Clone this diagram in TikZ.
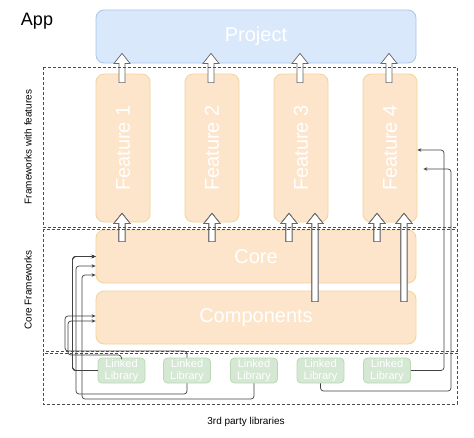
\documentclass[tikz,border=0pt]{standalone}
\usepackage{fontspec}
\setmainfont{Liberation Sans}
\usetikzlibrary{arrows.meta,calc}
\definecolor{projfill}{HTML}{DAE8FC}
\definecolor{projline}{HTML}{A9C4EB}
\definecolor{featfill}{HTML}{FDE5CC}
\definecolor{featline}{HTML}{F2D398}
\definecolor{libfill}{HTML}{D5E8D4}
\definecolor{libline}{HTML}{BAD8B2}
\newcommand\blkarrow[4]{\draw[blk] let \p1=($(#2)+(#1,0)$), \p2=(#3), \p3=(#4) in
  (\x1-3pt,\y2) -- (\x1-3pt,\y3-10pt) -- (\x1-8pt,\y3-10pt) -- (\x1,\y3)
  -- (\x1+8pt,\y3-10pt) -- (\x1+3pt,\y3-10pt) -- (\x1+3pt,\y2) -- cycle;}

\begin{document}
\begin{tikzpicture}[x=1pt,y=-1pt,
  proj/.style={draw=projline,fill=projfill,rounded corners=8pt,line width=0.8pt,text=white,font=\fontsize{20}{24}\selectfont},
  feat/.style={draw=featline,fill=featfill,rounded corners=8pt,line width=0.8pt,text=white,font=\fontsize{20}{24}\selectfont},
  lib/.style={draw=libline,fill=libfill,rounded corners=4pt,line width=0.8pt,minimum width=47pt,minimum height=25pt,inner sep=0pt,text=white,align=center,font=\fontsize{11}{12}\selectfont},
  frame/.style={draw=black!70,dash pattern=on 3pt off 2pt,line width=0.8pt},
  conn/.style={draw=black!75,line width=0.7pt,rounded corners=3pt,-{Stealth[length=4pt,width=3.5pt]}},
  blk/.style={draw=black!60,fill=white,line width=0.7pt},
  side/.style={font=\fontsize{10}{12}\selectfont}]
\useasboundingbox (0,0) rectangle (474,437);
\node[font=\fontsize{18}{20}\selectfont] (app) at (37,21) {App};
\node[proj,minimum width=320pt,minimum height=53pt] (project) at (256,36.5) {Project};
\foreach \x/\i in {123/1,212/2,301/3,390/4}
  \node[feat,minimum width=54pt,minimum height=148pt,label={[rotate=90,text=white,font=\fontsize{20}{24}\selectfont]center:Feature \i}] (f\i) at (\x,148) {};
\node[feat,minimum width=320pt,minimum height=53pt] (core) at (256,256.5) {Core};
\node[feat,minimum width=320pt,minimum height=53pt] (comp) at (256,317.5) {Components};
\foreach \x/\i in {121.5/1,187/2,254/3,320.5/4,387/5}
  \node[lib] (ll\i) at (\x,370.5) {Linked\\Library};
\foreach \i in {1,...,4}
  \blkarrow{-1}{f\i}{$(f\i.north)+(0,9)$}{$(project.south)+(0,-10)$}
\blkarrow{-1}{f1}{$(core.north)+(0,12)$}{$(f1.south)+(0,-9)$}
\blkarrow{0}{f2}{$(core.north)+(0,12)$}{$(f2.south)+(0,-9)$}
\blkarrow{-12}{f3}{$(core.north)+(0,12)$}{$(f3.south)+(0,-9)$}
\blkarrow{14}{f3}{$(comp.north)+(0,11)$}{$(f3.south)+(0,-9)$}
\blkarrow{-13}{f4}{$(core.north)+(0,12)$}{$(f4.south)+(0,-9)$}
\blkarrow{14}{f4}{$(comp.north)+(0,11)$}{$(f4.south)+(0,-9)$}
\draw[conn] (ll1.west) -- ++(-25,0) |- (core.west);
\draw[conn] (ll2.south) |- (76,394) |- ($(core.west)+(0,9.5)$);
\draw[conn] (ll3.south) |- (82,399) |- ($(core.west)+(0,18.5)$);
\draw[conn] (ll1.north) |- (68,355) |- ($(comp.west)+(0,3.5)$);
\draw[conn] (ll2.north) |- (65,351) |- ($(comp.west)+(0,-1.5)$);
\draw[conn] (ll5.east) -| (444,150) -- ($(f4.east)+(0,2)$);
\draw[conn] (ll4.south) |- (451,391) |- ($(f4.east)+(6,21)$);
\draw[frame] (43,67) rectangle (457,227);
\draw[frame] (43,229) rectangle (457,351);
\draw[frame] (43,353) rectangle (457,404);
\node[side,rotate=90] (fwlabel) at (28,147) {Frameworks with features};
\node[side,rotate=90] (corelabel) at (28,290) {Core Frameworks};
\node[side] (libslabel) at (246,422) {3rd party libraries};
\end{tikzpicture}
\end{document}
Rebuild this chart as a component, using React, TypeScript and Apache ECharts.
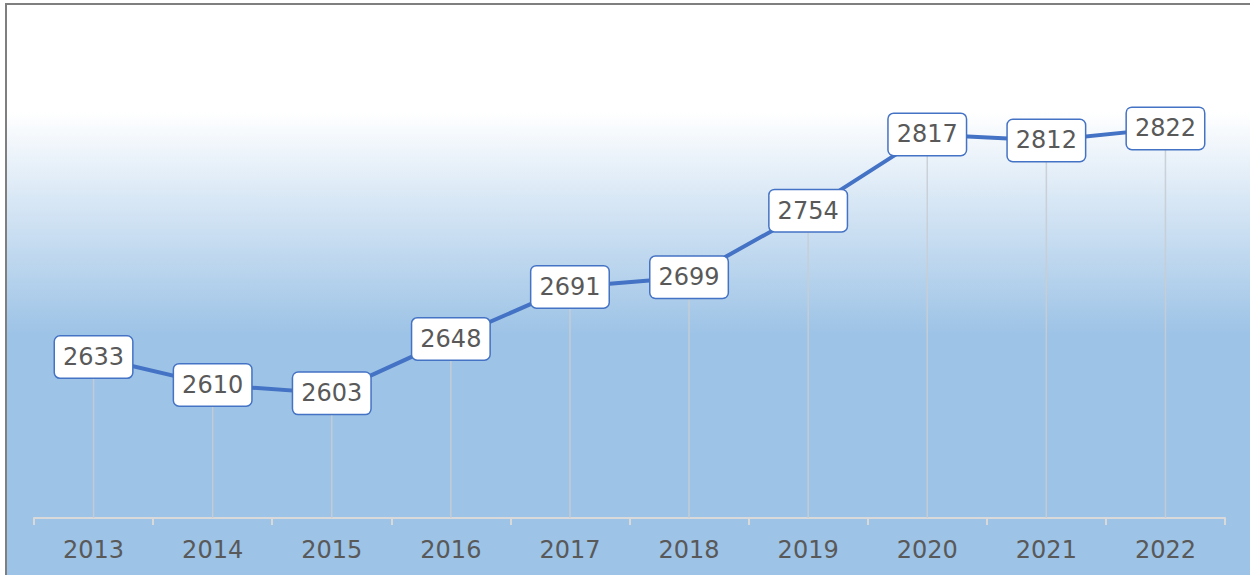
import React, { useEffect, useRef } from "react";
import * as echarts from "echarts";

const years = ["2013", "2014", "2015", "2016", "2017", "2018", "2019", "2020", "2021", "2022"];
const values = [2633, 2610, 2603, 2648, 2691, 2699, 2754, 2817, 2812, 2822];

export default function App() {
  const ref = useRef<HTMLDivElement>(null);
  useEffect(() => {
    document.body.style.margin = "0";
    const chart = echarts.init(ref.current!, undefined, { renderer: "svg" });
    chart.setOption({
      animation: false,
      graphic: [
        {
          type: "rect",
          z: -10,
          silent: true,
          shape: { x: 6, y: 4, width: 1260, height: 600 },
          style: {
            fill: new echarts.graphic.LinearGradient(0, 0, 0, 1, [
              { offset: 0, color: "#ffffff" },
              { offset: 0.18, color: "#ffffff" },
              { offset: 0.55, color: "#9dc3e6" },
              { offset: 1, color: "#9dc3e6" },
            ]),
            stroke: "#7f7f7f",
            lineWidth: 2,
          },
        },
      ],
      grid: { left: 34, right: 25, top: 34, bottom: 57 },
      xAxis: {
        type: "category",
        data: years,
        boundaryGap: true,
        axisLine: { lineStyle: { color: "#d9d9d9", width: 2 } },
        axisTick: { show: true, length: 7, lineStyle: { color: "#d9d9d9", width: 2 } },
        axisLabel: { color: "#595959", fontSize: 24, fontFamily: "DejaVu Sans", margin: 20 },
      },
      yAxis: {
        type: "value",
        min: 2500,
        max: 2900,
        show: false,
        splitLine: { show: false },
      },
      series: [
        {
          type: "bar",
          data: values,
          barWidth: 1.5,
          itemStyle: { color: "rgba(200,205,212,0.9)" },
          silent: true,
          z: 1,
        },
        {
          type: "line",
          data: values,
          symbol: "circle",
          symbolSize: 1,
          showSymbol: true,
          itemStyle: { color: "#4472c4" },
          lineStyle: { color: "#4472c4", width: 4 },
          z: 3,
          label: {
            show: true,
            position: "inside",
            color: "#595959",
            fontSize: 24,
            fontFamily: "DejaVu Sans",
            backgroundColor: "#ffffff",
            borderColor: "#4472c4",
            borderWidth: 1.5,
            borderRadius: 5,
            padding: [9, 8, 8, 8],
          },
        },
      ],
    });
    return () => chart.dispose();
  }, []);
  return <div ref={ref} style={{ width: 1250, height: 575 }} />;
}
+---+
Aim of the task: Only lines belong in the copy: transcribe those from the start of the data through the line that contains "-- (\x1+8pt,\y3-10pt) -- (\x1+3pt,\y3-10pt)", and skip the pictures.

Result for this task:
Clone this diagram in TikZ.
\documentclass[tikz,border=0pt]{standalone}
\usepackage{fontspec}
\setmainfont{Liberation Sans}
\usetikzlibrary{arrows.meta,calc}
\definecolor{projfill}{HTML}{DAE8FC}
\definecolor{projline}{HTML}{A9C4EB}
\definecolor{featfill}{HTML}{FDE5CC}
\definecolor{featline}{HTML}{F2D398}
\definecolor{libfill}{HTML}{D5E8D4}
\definecolor{libline}{HTML}{BAD8B2}
\newcommand\blkarrow[4]{\draw[blk] let \p1=($(#2)+(#1,0)$), \p2=(#3), \p3=(#4) in
  (\x1-3pt,\y2) -- (\x1-3pt,\y3-10pt) -- (\x1-8pt,\y3-10pt) -- (\x1,\y3)
  -- (\x1+8pt,\y3-10pt) -- (\x1+3pt,\y3-10pt) -- (\x1+3pt,\y2) -- cycle;}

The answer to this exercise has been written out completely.